Secrets to Managing Your 529 Plan Like a Pro
After helping so many people with these plans, I’ve learned a few things that go beyond the basic rules. These tips can help you maximize the value of your 529 and avoid common pitfalls.
- Review Annually, Not Just When a Crisis Hits. Don’t wait for a scholarship or a change of plans. Look at your 529 account once a year. Check its performance and, more importantly, have a brief family conversation about educational goals. A little foresight goes a long way.
- My “Oops” Moment That You Can Avoid. Years ago, a client with leftover funds was about to make a non-qualified withdrawal. They were resigned to paying the tax and penalty. I stopped them and asked, “Do you have any nieces or nephews?” They did. We changed the beneficiary to their college-bound nephew in 15 minutes, saving them thousands. Always explore the family tree before you withdraw.
- Know Your Specific Plan’s Quirks. While federal rules are the foundation, the administration is handled at the state plan level. Some plans might have sleeker online tools than others or different processing times. Spend 10 minutes on your plan’s website to understand their specific process.
- Use the Age Gap to Your Advantage. Changing a beneficiary from a 22-year-old graduate to a newborn grandchild resets the investment timeline. The funds now have 18+ years to potentially grow tax-deferred, dramatically increasing the account’s value for the next generation.
Frequently Asked Questions
How many times can I change the beneficiary on a 529 plan?
You can change the beneficiary as often as you need to, as long as the new beneficiary is a qualified family member of the previous one.
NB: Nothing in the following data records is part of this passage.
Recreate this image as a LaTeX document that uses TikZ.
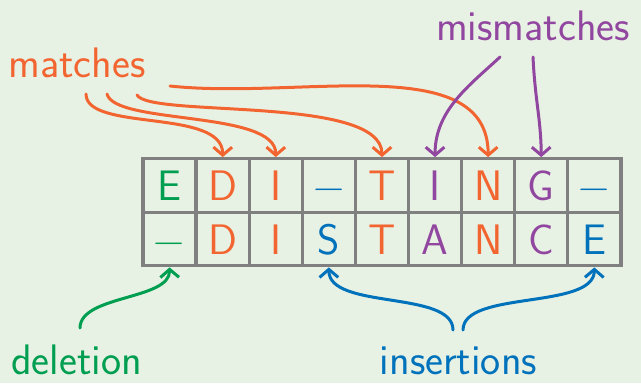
\documentclass[tikz,border=0pt]{standalone}
\usepackage{fontspec}
\setsansfont{lmsans17-regular.otf}
\usepackage{xcolor}
\usepackage{tikz}
\usetikzlibrary{arrows.meta}
\definecolor{bggreen}{RGB}{232,242,228}
\definecolor{gridgray}{RGB}{128,128,128}
\definecolor{matchorange}{RGB}{242,101,49}
\definecolor{mispurple}{RGB}{145,70,160}
\definecolor{insblue}{RGB}{0,114,188}
\definecolor{delgreen}{RGB}{0,158,80}

\begin{document}
\begin{tikzpicture}[x=0.75pt, y=0.75pt,
    every node/.style={font=\sffamily\fontsize{32}{38}\selectfont},
    cell/.style={draw=gridgray, line width=2.5pt, minimum width=39.8pt, minimum height=40.1pt, inner sep=0pt, text height=23pt, text depth=0pt},
    label/.style={anchor=base, inner sep=0pt},
    link/.style={line width=2.25pt, line cap=round, -{Straight Barb[length=6pt, width=14pt]}}]
    % Background
    \fill[bggreen] (0,0) rectangle (641,-383);
    \useasboundingbox (0,0) rectangle (641,-383);

    % Top row: EDI-TING-
    \foreach \ch/\col [count=\i] in {E/delgreen, D/matchorange, I/matchorange, −/insblue, T/matchorange, I/mispurple, N/matchorange, G/mispurple, −/insblue}
        \node[cell, text=\col] (t\i) at ({143+53.1*(\i-0.5)}, -185.5) {\ch};
    % Bottom row: -DISTANCE
    \foreach \ch/\col [count=\i] in {−/delgreen, D/matchorange, I/matchorange, S/insblue, T/matchorange, A/mispurple, N/matchorange, C/mispurple, E/insblue}
        \node[cell, text=\col] (b\i) at ({143+53.1*(\i-0.5)}, -239) {\ch};

    % Labels
    \node[label, text=matchorange] (matches) at (77,-77) {matches};
    \node[label, text=mispurple] (mismatches) at (533,-40) {mismatches};
    \node[label, text=delgreen] (deletion) at (76.5,-374) {deletion};
    \node[label, text=insblue] (insertions) at (458.5,-374) {insertions};

    % Arrow start points
    \coordinate (m1) at (86,-94);
    \coordinate (m2) at (107,-94);
    \coordinate (m3) at (137,-95);
    \coordinate (m4) at (170,-86);
    \coordinate (mm1) at (500,-57);
    \coordinate (mm2) at (533,-57);
    \coordinate (d1) at (80,-328);
    \coordinate (i1) at (453,-330);
    \coordinate (i2) at (463,-330);

    % Matches
    \draw[link, matchorange] (m1) .. controls (86,-132) and (223,-108) .. (t2.north);
    \draw[link, matchorange] (m2) .. controls (115,-125) and (276,-110) .. (t3.north);
    \draw[link, matchorange] (m3) .. controls (150,-118) and (382,-95) .. (t5.north);
    \draw[link, matchorange] (m4) .. controls (300,-100) and (488,-50) .. (t7.north);
    % Mismatches
    \draw[link, mispurple] (mm1) .. controls (470,-85) and (435,-110) .. (t6.north);
    \draw[link, mispurple] (mm2) .. controls (535,-100) and (541,-120) .. (t8.north);
    % Deletion and insertions
    \draw[link, delgreen] (d1) .. controls (80,-295) and (170,-300) .. (b1.south);
    \draw[link, insblue] (i1) .. controls (453,-290) and (329,-310) .. (b4.south);
    \draw[link, insblue] (i2) .. controls (463,-290) and (594,-310) .. (b9.south);
\end{tikzpicture}
\end{document}
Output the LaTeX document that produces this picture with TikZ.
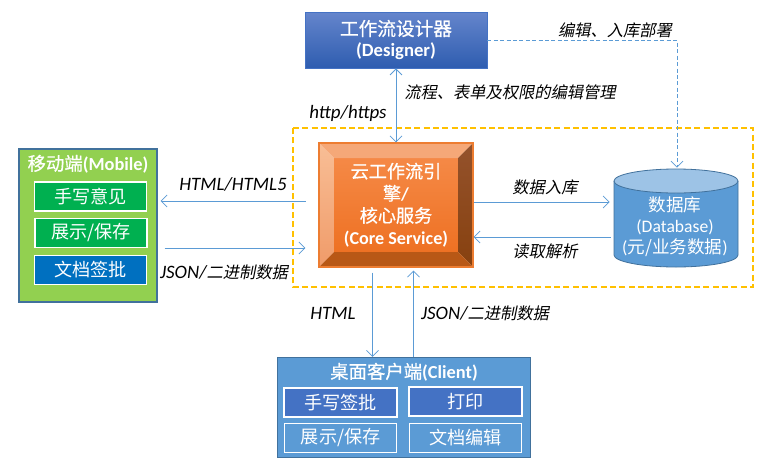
\documentclass[tikz,border=0pt]{standalone}
\usepackage{fontspec}
\usetikzlibrary{arrows.meta}
\setmainfont{Carlito}
\newfontfamily\zhf{Noto Sans CJK SC}
\newfontfamily\zhb[FakeBold=0.7]{Noto Sans CJK SC}
\newfontfamily\zhs[FakeSlant=0.2]{Noto Sans CJK SC}
\newcommand{\zh}[1]{{\zhf #1}}
\newcommand{\zb}[1]{{\zhb #1}}
\newcommand{\zi}[1]{{\fontsize{12.2pt}{15pt}\selectfont\zhs #1}}
\newcommand{\dn}[1]{\raisebox{-1.2pt}{#1}}
\def\u{0.75pt}
\definecolor{linkc}{HTML}{5B9BD5}
\definecolor{edgec}{HTML}{41719C}
\definecolor{dashy}{HTML}{FFC000}
\definecolor{mobg}{HTML}{92D050}
\definecolor{grn}{HTML}{00B050}
\definecolor{blu}{HTML}{0070C0}
\definecolor{ind}{HTML}{4472C4}
\definecolor{destop}{HTML}{6585CC}
\definecolor{desbot}{HTML}{2E5DB0}
\definecolor{cylb}{HTML}{5B9BD5}
\definecolor{cylt}{HTML}{9DC3E6}
\tikzset{
  box/.style={rectangle,inner sep=0pt,align=center,text=white},
  inbox/.style={box,draw=white,font=\fontsize{13.6pt}{16pt}\selectfont},
  link/.style={draw=linkc,line width=0.7pt},
  tip/.style={-{Straight Barb[length=4.5pt,width=9pt,line width=0.6pt]}},
  bothtip/.style={{Straight Barb[length=4.5pt,width=9pt,line width=0.6pt]}-{Straight Barb[length=4.5pt,width=9pt,line width=0.6pt]}},
  lab/.style={inner sep=0pt,text=black,font=\fontsize{14.2pt}{15pt}\selectfont\itshape},
}
\begin{document}
\begin{tikzpicture}[x=0.75pt,y=-0.75pt]
\useasboundingbox (0,0) rectangle (767,468);
\fill[white] (0,0) rectangle (767,468);
% dashed zone
\path[draw=dashy,line width=1pt,dash pattern=on 4.5pt off 2.5pt] (293,128) -- (753,128) -- (753,287) -- (293,287) -- cycle;
% designer
\node[box,draw=ind,line width=0.6pt,top color=destop,bottom color=desbot,minimum width={182*\u},minimum height={56*\u},font=\fontsize{14pt}{17pt}\selectfont] (designer) at (396,40)
  {\dn{\zb{工作流设计器}}\\[-1pt]\dn{\textbf{(Designer)}}};
% core bevel
\shade[top color={rgb,255:red,245;green,137;blue,70},bottom color={rgb,255:red,238;green,113;blue,35}] (334,158) rectangle (458,252);
\shade[top color={rgb,255:red,248;green,190;blue,150},bottom color={rgb,255:red,240;green,155;blue,105}] (319,143) -- (334,158) -- (334,252) -- (319,267) -- cycle;
\fill[fill={rgb,255:red,245;green,168;blue,120}] (319,143) -- (473,143) -- (458,158) -- (334,158) -- cycle;
\shade[top color={rgb,255:red,148;green,82;blue,44},bottom color={rgb,255:red,135;green,65;blue,15}] (473,143) -- (473,267) -- (458,252) -- (458,158) -- cycle;
\fill[fill={rgb,255:red,184;green,88;blue,22}] (319,267) -- (334,252) -- (458,252) -- (473,267) -- cycle;
\node[box,draw={rgb,255:red,237;green,125;blue,49},line width=0.8pt,minimum width={154*\u},minimum height={124*\u},font=\fontsize{13.6pt}{16.6pt}\selectfont] (core) at (396,205)
  {\dn{\zb{云工作流引}}\\\dn{\zb{擎}\textbf{/}}\\\dn{\zb{核心服务}}\\\dn{\textbf{(Core Service)}}};
% mobile
\node[box,draw=edgec,line width=0.8pt,fill=mobg,minimum width={138*\u},minimum height={153*\u}] (mobile) at (88,225.5) {};
\node[box,font=\fontsize{13.8pt}{16pt}\selectfont] (mobtitle) at (88,164) {\zb{移动端}\textbf{(Mobile)}};
\node[inbox,line width=1.1pt,fill=grn,minimum width={112.5*\u},minimum height={29*\u}] (m1) at (90.5,196.5) {\zh{手写意见}};
\node[inbox,line width=0.8pt,fill=grn,minimum width={112*\u},minimum height={29*\u}] (m2) at (91,232.7) {\zh{展示/保存}};
\node[inbox,line width=0.8pt,fill=blu,minimum width={112*\u},minimum height={29*\u}] (m3) at (90.5,270) {\zh{文档签批}};
% database
\fill[cylb] (614,181) -- (614,255) arc[start angle=180,end angle=360,x radius=62,y radius=-12] -- (738,181) -- cycle;
\draw[edgec,line width=0.6pt] (614,181) -- (614,255) arc[start angle=180,end angle=360,x radius=62,y radius=-12] -- (738,181);
\draw[edgec,line width=0.6pt,fill=cylt] (676,181) ellipse[x radius=62,y radius=12];
\node[box,minimum width={124*\u},minimum height={82*\u},font=\fontsize{13.2pt}{15.8pt}\selectfont] (db) at (675,227)
  {\zh{数据库}\\(Database)\\(\zh{元/业务数据})};
% client
\node[box,draw=edgec,line width=0.8pt,fill=linkc,minimum width={253*\u},minimum height={100*\u}] (client) at (404,407.5) {};
\node[box,font=\fontsize{13.8pt}{16pt}\selectfont] (cltitle) at (404,372) {\zb{桌面客户端}\textbf{(Client)}};
\node[inbox,line width=1.1pt,fill=ind,minimum width={113*\u},minimum height={29*\u}] (c1) at (340.5,402.5) {\zh{手写签批}};
\node[inbox,line width=1.1pt,fill=ind,minimum width={113*\u},minimum height={29*\u}] (c2) at (465.5,401.5) {\zh{打印}};
\node[inbox,line width=0.8pt,fill=linkc,minimum width={112.5*\u},minimum height={29*\u}] (c3) at (340.7,437.7) {\zh{展示/保存}};
\node[inbox,line width=0.8pt,fill=linkc,minimum width={112*\u},minimum height={29*\u}] (c4) at (465.5,437.7) {\zh{文档编辑}};
% connectors
\draw[link,bothtip] (designer.south) -- (core.north);
\draw[link,tip] ([shift={(-12.5,-4)}]core.west) -- ([shift={(3,-24.5)}]mobile.east);
\draw[link,tip] ([shift={(7,22.5)}]mobile.east) -- ([shift={(-13,43)}]core.west);
\draw[link,tip] ([shift={(0,-3)}]core.east) -- ([shift={(-3,-25)}]db.west);
\draw[link,tip] ([shift={(-2,10)}]db.west) -- ([shift={(0,32)}]core.east);
\draw[link,tip] ([shift={(-23.5,5)}]core.south) -- ([shift={(-31.5,0)}]client.north);
\draw[link,tip] ([shift={(9.5,0)}]client.north) -- ([shift={(17.5,3)}]core.south);
\draw[link,tip,dash pattern=on 3pt off 1.8pt] ([yshift={-0.5*\u}]designer.east) -| ([shift={(2,-18)}]db.north);
% labels
\node[lab] (l1) at (233,184) {HTML/HTML5};
\node[lab] (l2) at (224,272) {JSON/\zi{二进制数据}};
\node[lab] (l3) at (545,187) {\zi{数据入库}};
\node[lab] (l4) at (545,251) {\zi{读取解析}};
\node[lab] (l5) at (348,113) {http/https};
\node[lab] (l6) at (510,92) {\zi{流程、表单及权限的编辑管理}};
\node[lab] (l7) at (615,30) {\zi{编辑、入库部署}};
\node[lab] (l8) at (333,313) {HTML};
\node[lab] (l9) at (485,313) {JSON/\zi{二进制数据}};
\end{tikzpicture}
\end{document}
This is not subject to the once-per-year limitation that applies to account rollovers.
Will I pay taxes when I change the 529 beneficiary?
Generally, no, as long as the new beneficiary is a qualified “member of the family.” Gift tax rules could be triggered if the new beneficiary is a generation younger than the old one, but most changes fall well within the annual gift tax exclusion amounts.
Can I change the beneficiary to myself?
Yes. If you, the account owner, are a qualified family member of the current beneficiary (for example, you are the parent), you can name yourself the new beneficiary. This is a great option for funding your own continuing education or career change.
What happens if I change the beneficiary to someone who is not a relative?
This action is treated as a non-qualified distribution of the entire account balance. The earnings portion of the funds would be subject to federal income tax and a 10% federal tax penalty.